Due Wednesday Nov. 15, 10 am

Comments

  • No late submissions. Given the timing of the second quiz, I will hand out solutions in class November 15.
  • This covers material in Unit 10.
  • It’s due at 10 am (Pacific) on November 15, both submitted as a PDF to Gradescope as well as committed to your GitHub repository.
  • Please see PS1 for formatting and attribution requirements.
  • Note that is is fine to hand-write solutions to the the non-coding questions, but make sure your writing is neat and insert any hand-written parts in order into your final submission.

Problems

  1. Details of the Cholesky decomposition presented in Unit 10. Work out the operation count (total number of multiplications plus divisions) for the Cholesky decomposition, including the constant c, not just the order, for terms involving \(n^{3}\) or \(n^{2}\) (e.g., \(5n^{3}/2+8n^{2}\), not \(O(n^{3})\)). You can ignore the square root and any additions/subtractions. You can ignore pivoting for the purpose of this problem. Remember not to count any steps that involve multiplying by 0 or 1. Compare your result to that given in the notes.

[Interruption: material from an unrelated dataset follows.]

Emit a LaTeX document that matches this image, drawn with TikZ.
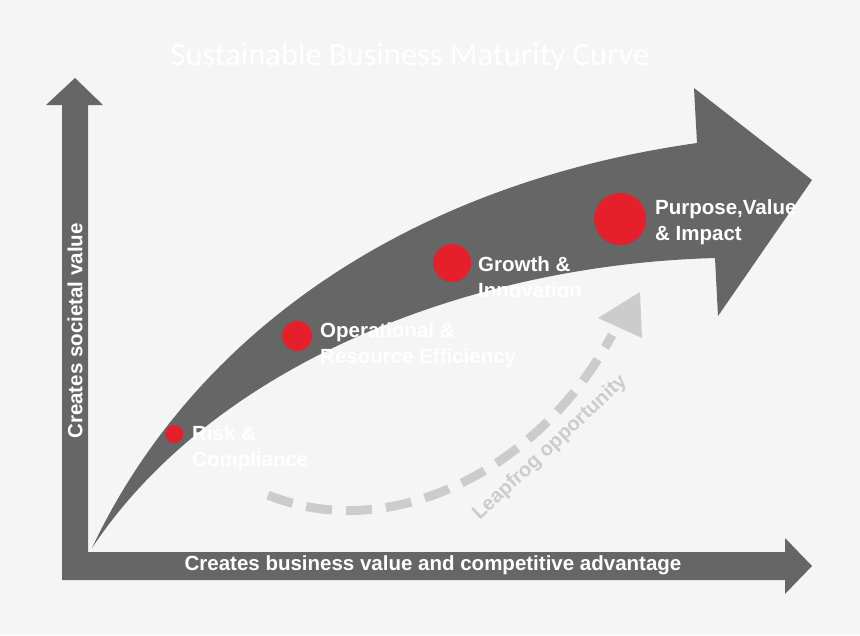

  2. Compare the speed of \(x=A^{-1}b\) using: (i) np.linalg.inv(A) @ b, (ii) np.linalg.solve(A, b), and (iii) Cholesky decomposition followed by solving triangular systems. To ensure that \(A\) is positive definite (needed of course for the Cholesky), you can construct a matrix \(A\) as \(A=W^{\top}W\), with the elements of the \(n\times n\) matrix \(W\) generated randomly. Note that if your Python/numpy installation is not using a fast BLAS package, all three of these approaches will likely take a lot longer than if you are using a fast BLAS (e.g., on the SCF). See Section 6.1 of Unit 10 and/or Section 5 of Unit 6.

    1. Using a single thread, how do the timing and relative ordering amongst methods compare to the order of computations we discussed in class and the notes using \(n=5000\)? Note that if one works out the complexity of the full inversion using the LU decomposition, it is \(4n^{3}/3\).

    2. Show how the timing scales with \(n\) for a few values up through \(n=5000\) for all three of the approaches.

    3. Are the results for the solution x the same numerically for methods (ii) and (iii) (up to machine precision)? Comment on how many digits in the elements of x agree, and relate this to the condition number of the calculation. You can do this for one of the smaller values of \(n\) to reduce the time to compute the condition number.

  3. The following calculation arises in solving a least squares regression problem where the coefficients are subject to an equality constraint, in particular, we want to minimize \((Y-X\beta)^{\top}(Y-X\beta)\) with respect to \(\beta\) subject to the \(m\) constraints \(A\beta=b\) for an \(m \times p\) matrix \(A\). (Each row of \(A\) represents a constraint that a linear combination of \(\beta\) equals the corresponding element of \(b\).) Solving this problem is a form of optimization called quadratic programming. Some derivation using the Lagrange multiplier approach (we’ll see this in Unit 11) gives the following solution: \[\hat{\beta}=C^{-1}d+C^{-1}A^{\top}(AC^{-1}A^{\top})^{-1}(-AC^{-1}d+b),\] where \(C=X^{\top}X\) and \(d=X^{\top}Y\). \(X\) is \(n \times p\).

    1. Describe how you would implement this in pseudo-code, taking account of the principles discussed in class in terms of matrix inverses and factorizations

    2. Write a Python function to efficiently compute \(\hat{\beta}\), using numpy or scipy’s matrix manipulation/factorization functions. Note: in reality a very efficient solution is only important when the number of regression coefficients, \(p\), is large.